Romeo y Julieta, por ejemplo, son dos panolis de manual. Podemos hacer un esfuerzo y tratar de comprender las verdaderas motivaciones de Shakespeare y su intento de profunda reflexión pero es un despropósito se mire por donde se mire. "Es esta obra descubrimos la esencia misma de la tragedia", explicaba un profesor mío del instituto que masticaba ajo como remedio para todo. No, mire usted: en esta obra descubrimos la esencia misma de la falta de comunicación, incluso una cierta apología de la estupidez y hasta de las prisas, del poner los bueyes antes que el carro. Entiendo que el autor necesitase del fatal desenlace para colarnos su moraleja pero se trata de dos muertes evitables a poco que Romeo se diese un tiempo, el normal para asimilar cualquier tipo de pérdida, y Julieta no se pasase de revoluciones. Pudo haber una tercera, la de Fray Lorenzo, pero supongo que el instinto de supervivencia pesó más que la dignidad, como debe ser.

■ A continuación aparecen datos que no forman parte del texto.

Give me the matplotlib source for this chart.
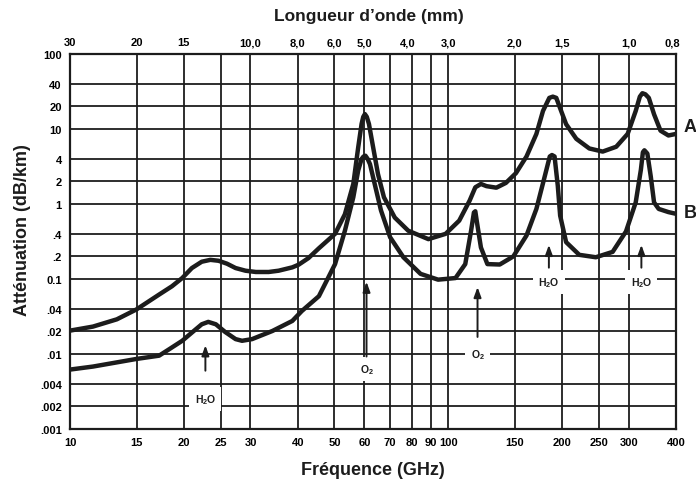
import numpy as np
import matplotlib
matplotlib.use('Agg')
import matplotlib.pyplot as plt

plt.rcParams['font.family'] = ['Liberation Sans', 'DejaVu Sans']
plt.rcParams['mathtext.default'] = 'regular'

# Curve A (upper): frequency (GHz) / attenuation (dB/km)
freq_a = [10, 11.5, 13.3, 15.0, 17.2, 18.6, 19.8, 21.0, 22.3, 23.5,
          24.7, 26.0, 27.4, 29.1, 31.0, 33.5, 35.6, 38.7, 40.2, 42.7,
          45.5, 50.2, 53.3, 56.1, 57.8, 59.0, 59.6, 60.2, 60.9, 61.7,
          63.3, 65.2, 67.6, 72.2, 78.4, 88.6, 98.4, 106.9, 113.9, 117.9,
          122, 126.2, 134, 142, 151, 161, 171, 178, 185, 189,
          193, 198.8, 204.9, 218, 236, 256, 278, 298, 313, 321,
          326, 332, 339, 350, 364, 382, 400]
att_a = [0.0205, 0.0232, 0.029, 0.0394, 0.062, 0.080, 0.103, 0.14, 0.17, 0.18,
         0.175, 0.16, 0.14, 0.129, 0.124, 0.124, 0.129, 0.143, 0.155, 0.19,
         0.257, 0.40, 0.73, 1.85, 5.7, 11.7, 14.5, 15.8, 14.5, 11.7,
         5.7, 2.5, 1.23, 0.66, 0.44, 0.34, 0.40, 0.60, 1.11, 1.67,
         1.85, 1.73, 1.65, 1.91, 2.58, 4.3, 8.6, 17.4, 26, 27,
         26, 17.4, 11.6, 7.4, 5.5, 5.0, 5.8, 8.6, 17.4, 27,
         30, 29, 26, 15.7, 9.5, 8.2, 8.6]

# Curve B (lower)
freq_b = [10, 11.5, 15.0, 17.2, 18.3, 19.8, 21.0, 22.3, 23.2, 24.3,
          25.7, 27.4, 28.5, 30.3, 34.3, 38.7, 41.0, 45.5, 50.2, 53.3,
          56.1, 57.8, 59.0, 59.7, 60.4, 61.2, 62.1, 63.9, 66.4, 70.2,
          76.1, 84.5, 94.0, 104.5, 110.9, 114.9, 116.9, 117.9, 118.9, 122,
          126.9, 136.8, 148.6, 161, 171, 180, 185.5, 188, 191, 194.8,
          197.6, 204.9, 222, 245.5, 272, 295, 313, 323, 327, 330,
          336, 343, 350, 360, 382, 400]
att_b = [0.0062, 0.0068, 0.0086, 0.0095, 0.0116, 0.015, 0.0193, 0.0249, 0.0268, 0.0249,
         0.0197, 0.0158, 0.015, 0.0158, 0.0203, 0.0276, 0.0374, 0.059, 0.158, 0.44,
         1.23, 2.8, 3.98, 4.3, 4.4, 4.0, 3.4, 1.85, 0.82, 0.36,
         0.195, 0.117, 0.098, 0.103, 0.158, 0.44, 0.77, 0.8, 0.6, 0.263,
         0.158, 0.156, 0.2, 0.38, 0.86, 2.36, 4.3, 4.5, 4.3, 1.74,
         0.70, 0.31, 0.21, 0.195, 0.23, 0.43, 1.05, 2.86, 4.9, 5.2,
         4.7, 2.34, 1.05, 0.86, 0.78, 0.74]

x_ticks = [10, 15, 20, 25, 30, 40, 50, 60, 70, 80, 90, 100, 150, 200, 250, 300, 400]
y_ticks = [100, 40, 20, 10, 4, 2, 1, 0.4, 0.2, 0.1, 0.04, 0.02, 0.01, 0.004, 0.002, 0.001]
y_labels = ['100', '40', '20', '10', '4', '2', '1', '.4', '.2', '0.1', '.04', '.02',
            '.01', '.004', '.002', '.001']
top_freqs = [10, 15, 20, 30, 40, 50, 60, 78, 100, 150, 200, 300, 392]
top_labels = ['30', '20', '15', '10,0', '8,0', '6,0', '5,0', '4,0', '3,0', '2,0',
              '1,5', '1,0', '0,8']

# absorption lines: label, frequency, label level, arrow tip, arrow tail
notes = [
    (r'$H_2O$', 22.8, 0.0025, 0.0142, 0.0055),
    (r'$O_2$', 60.8, 0.0063, 0.1, 0.0085),
    (r'$O_2$', 119.5, 0.0100, 0.085, 0.0155),
    (r'$H_2O$', 184.5, 0.091, 0.31, 0.13),
    (r'$H_2O$', 324, 0.091, 0.31, 0.13),
]

ink = '#1c1c1c'

fig = plt.figure(figsize=(6.96, 4.85), dpi=100)
ax = fig.add_axes([70 / 696, 55 / 485, 606 / 696, 375 / 485])
ax.set_xscale('log')
ax.set_yscale('log')
ax.set_xlim(10, 400)
ax.set_ylim(0.001, 100)

# hand-drawn style grid
for f in x_ticks[1:-1]:
    ax.axvline(f, color=ink, lw=1.3, zorder=1)
for v in y_ticks[1:-1]:
    ax.axhline(v, color=ink, lw=1.3, zorder=1)

ax.plot(freq_a, att_a, color=ink, lw=3.2, solid_joinstyle='round',
        solid_capstyle='round', zorder=3)
ax.plot(freq_b, att_b, color=ink, lw=3.2, solid_joinstyle='round',
        solid_capstyle='round', zorder=3)

for lab, f, ty, tip, tail in notes:
    ax.text(f, ty, lab, ha='center', va='center', fontsize=7.5, fontweight='bold',
            color=ink, zorder=4,
            bbox=dict(boxstyle='square,pad=0.5', facecolor='white', edgecolor='none'))
    ax.annotate('', xy=(f, tip), xytext=(f, tail),
                arrowprops=dict(arrowstyle='-|>,head_length=0.6,head_width=0.22',
                                color=ink, lw=1.4), zorder=4)

ax.set_xticks(x_ticks)
ax.set_xticklabels([str(t) for t in x_ticks])
ax.set_yticks(y_ticks)
ax.set_yticklabels(y_labels)
ax.minorticks_off()
ax.tick_params(length=0, labelsize=8, pad=6)
for lab in ax.get_xticklabels() + ax.get_yticklabels():
    lab.set_fontweight('bold')
for s in ax.spines.values():
    s.set_linewidth(1.6)
    s.set_color(ink)

# wavelength scale on top
top = ax.twiny()
top.set_xscale('log')
top.set_xlim(10, 400)
top.set_xticks(top_freqs)
top.set_xticklabels(top_labels)
top.minorticks_off()
top.tick_params(length=0, labelsize=8, pad=5)
for lab in top.get_xticklabels():
    lab.set_fontweight('bold')
for s in top.spines.values():
    s.set_visible(False)

ax.set_xlabel('Fréquence (GHz)', fontsize=13, fontweight='bold', color=ink)
top.set_xlabel('Longueur d\u2019onde (mm)', fontsize=12.5, fontweight='bold', color=ink)
ax.set_ylabel('Atténuation (dB/km)', fontsize=13, fontweight='bold', color=ink)
ax.xaxis.label.set_va('center')
top.xaxis.label.set_va('center')
ax.yaxis.label.set_va('center')
ax.xaxis.set_label_coords(0.5, -0.107)
top.xaxis.set_label_coords(0.493, 1.104)
ax.yaxis.set_label_coords(-0.079, 0.533)

fig.text(690 / 696, 1 - 128 / 485, 'A', fontsize=13, fontweight='bold',
         ha='center', va='center', color=ink)
fig.text(690 / 696, 1 - 213 / 485, 'B', fontsize=13, fontweight='bold',
         ha='center', va='center', color=ink)

fig.savefig('out.png', dpi=100, facecolor='white')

La vida puede cobrar su última factura de mil maneras diferentes, a cada cual más drámatica

Otra de las muertes más estúpida que recuerdo es la de Gerald O'Hara, el padre de Escarlata en Lo que el viento se llevó. Por supuesto, me refiero a su muerte en la gran pantalla, desconozco los entresijos de la novela. Se trata de un señor mayor destrozado por las miserias de la guerra y una pérdida de posición social y económica. Lleno de ira, monta sobre su caballo para perseguir a un yankee que amenaza con quedarse su última propiedad, la finca Tara, pero en un alarde innecesario dirige la montura hacia los dos únicos metros de valla en varios kilómetros a la redonda, fuerza la situación, cae y muere. Es el tipo de actitudes a evitar si uno quiere conservar el pellejo hasta que llegue la parca, no hay necesidad de citarla a deshora y con alevosía.

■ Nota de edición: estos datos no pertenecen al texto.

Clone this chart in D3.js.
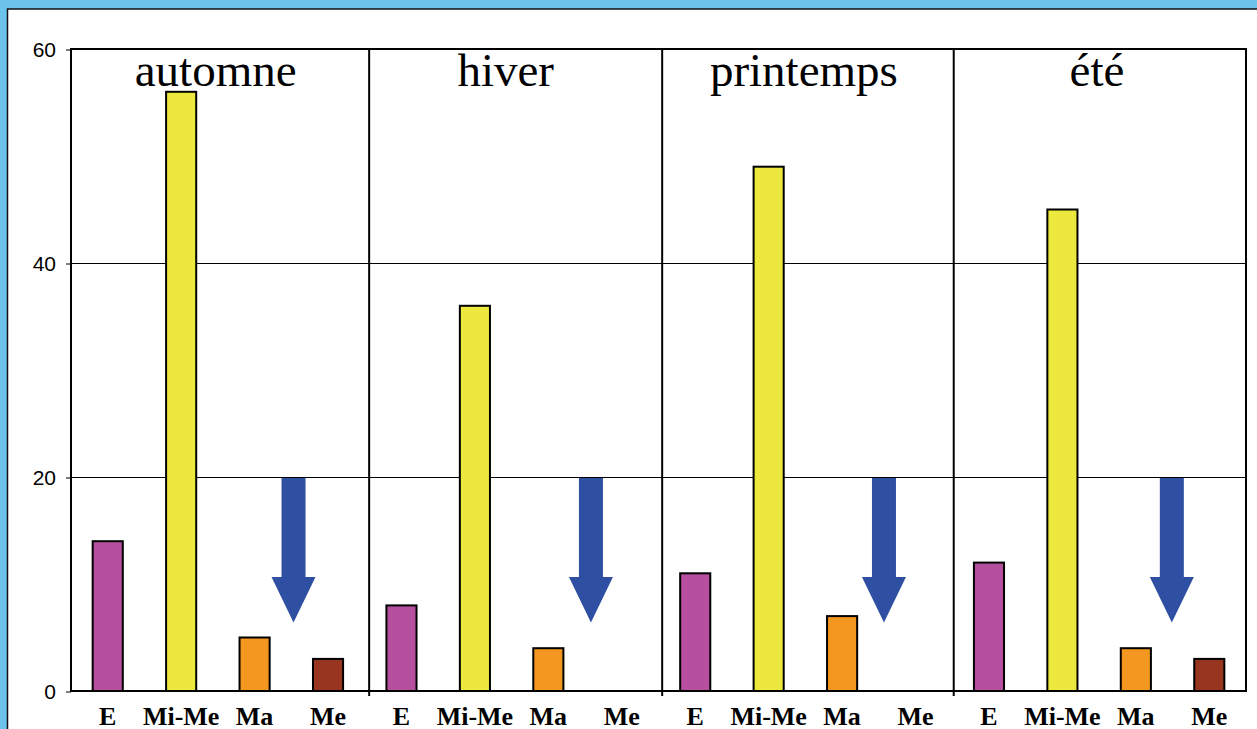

Hace muchos años, en la finca de una tía mía, se me ocurrió la fenomenal idea de subirme a la rama de un cerezo, no sé por qué. Fue la última vez que tonteé con la muerte sin necesidad y todo ello a pesar de que la rama en cuestión no levantaba más de dos metros sobre el suelo. Pensé en saltar varias veces pero el miedo a un desenlace fatal me atenazó como a un chiquillo en un tanatorio. El caso es que tuvieron que llamar a mi padre que, al personarse en el lugar, no pudo menos que echarse las manos a la cabeza y preguntarse qué tipo de hijo le había tocado en suerte. Trató de que saltase por la buenas y también por las malas, incluso me lanzó una manzana medio podrida que encontró en el suelo, pero al final fue necesario pedir una escalera al vecino para que un servidor, con el máximo cuidado, descendiese entre los aplausos de mi tía que siempre ha sido una entusiasta. Mi padre dijo algo así como que su hijo era un inútil y yo le contesté que sí: "un hijo inútil pero vivo".

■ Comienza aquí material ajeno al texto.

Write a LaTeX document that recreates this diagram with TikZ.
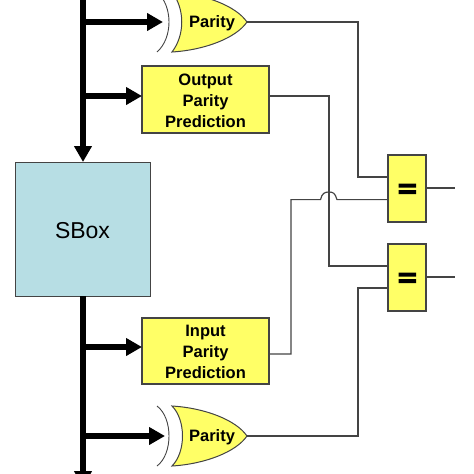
\documentclass[tikz,border=0pt]{standalone}
\usepackage{fontspec}
\setmainfont{Liberation Sans}
\usetikzlibrary{arrows.meta}
\definecolor{yel}{HTML}{FFFF66}
\definecolor{sb}{HTML}{B7DEE4}
\definecolor{wire}{HTML}{444444}
\newcommand{\firstline}{\rule{0pt}{14pt}}
\tikzset{
 every node/.style={inner sep=0pt,outer sep=0pt},
 ybox/.style={draw=wire,line width=1.2pt,fill=yel,minimum width=#1,align=center,font=\fontsize{16.5}{21}\selectfont\bfseries},
 sig/.style={draw=wire,line width=1.2pt},
 busline/.style={line width=6pt,-{Triangle[length=16pt,width=17pt]}},
 gate/.style={draw=wire,line width=1pt,fill=yel},
 backarc/.style={draw=wire,line width=.9pt},
 plabel/.style={font=\fontsize{16.5}{20}\selectfont\bfseries},
 eqbox/.style={draw=wire,line width=1.2pt,fill=yel}
}
\begin{document}
\begin{tikzpicture}[x=1pt,y=-1pt]
\useasboundingbox (0,0) rectangle (474,474);
\clip (0,0) rectangle (474,474);
% blocks
\node[draw=wire,line width=1pt,fill=sb,minimum width=135pt,minimum height=134pt,font=\fontsize{23}{23}\selectfont] (sbox) at (82.5,229) {\rule{0pt}{19pt}SBox};
\node[ybox=127pt,minimum height=67pt] (opp) at (205.5,99.5) {\firstline Output\\Parity\\Prediction};
\node[ybox=127pt,minimum height=66pt] (ipp) at (205.5,351) {\firstline Input\\Parity\\Prediction};
\node[eqbox,minimum width=38pt,minimum height=67pt] (eq1) at (407,188.5) {};
\node[eqbox,minimum width=38pt,minimum height=67pt] (eq2) at (407,277.5) {};
\fill[black] (398.5,183.5) rectangle (416,187.5) (398.5,190) rectangle (416,194);
\fill[black] (398.5,272.5) rectangle (416,276.5) (398.5,279) rectangle (416,283);
% gates
\path[gate] (172,52) .. controls (185,35) and (185,9) .. (172,-8) .. controls (205,-6) and (236,6) .. (247,22) .. controls (236,38) and (205,50) .. (172,52) -- cycle;
\draw[backarc] (157,52) .. controls (173,38) and (173,6) .. (157,-8);
\path[gate] (172,406) .. controls (186,420) and (186,452) .. (172,466) .. controls (205,464) and (236,452) .. (247,436) .. controls (236,420) and (205,408) .. (172,406) -- cycle;
\draw[backarc] (157,406) .. controls (173,418) and (173,454) .. (157,466);
\node[plabel] (g1) at (212,23) {Parity};
\node[plabel] (g2) at (212,437) {Parity};
% named points
\coordinate (top) at (83,-5);
\coordinate (botend) at (83,487);
\coordinate (j1) at (83,22);
\coordinate (j2) at (83,96);
\coordinate (j3) at (83,347);
\coordinate (j4) at (83,436);
\coordinate (g1in) at (163,22);
\coordinate (g2in) at (165,436);
\coordinate (g1out) at (247,22);
\coordinate (g2out) at (247,436);
\coordinate (o1) at (455,188);
\coordinate (o2) at (455,277);
\coordinate (h1) at (320.5,199.6);
\coordinate (h2) at (337,199.6);
% buses
\draw[busline] (top) -- (sbox.north -| top);
\draw[busline] (sbox.south -| top) -- (botend);
\draw[busline] (j1) -- (g1in);
\draw[busline] (j2) -- (j2 -| opp.west);
\draw[busline] (j3) -- (j3 -| ipp.west);
\draw[busline] (j4) -- (g2in);
% wires
\draw[sig] (g1out) -| (358,177) -- (eq1.west |- 0,177);
\draw[sig] (opp.east |- 0,96) -| (329,266) -- (eq2.west |- 0,266);
\draw[sig] (ipp.east |- 0,354) -| (291,199.6) -- (h1) .. controls (322,193) and (325,192) .. (329,192) .. controls (333,192) and (335,193) .. (h2) -- (eq1.west |- 0,199.6);
\draw[sig] (g2out) -| (358,288) -- (eq2.west |- 0,288);
\draw[sig] (eq1.east |- o1) -- (o1);
\draw[sig] (eq2.east |- o2) -- (o2);
\end{tikzpicture}
\end{document}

Desde aquel día vivo lleno de precauciones y fumando como un carretero, consciente de mis prioridades. No cruzo semáforos en rojo, no subo escaleras de dos en dos, no como nada con espinas ni huesos y tampoco exagero mis apetitos sexuales por lo que pueda pasar. Desconfío, por sistema, de esa gente que dice vivir al límite y cuando tengo ocasión los miro con encima del hombro, con un desprecio absoluto ante tanta vitalidad y tanta filosofía neoliberal. Desde el otro día, por cierto, tampoco abro las latas de conserva: "Sabes lo que te conviene y en este momento de la vida no es la muerte, estúpido".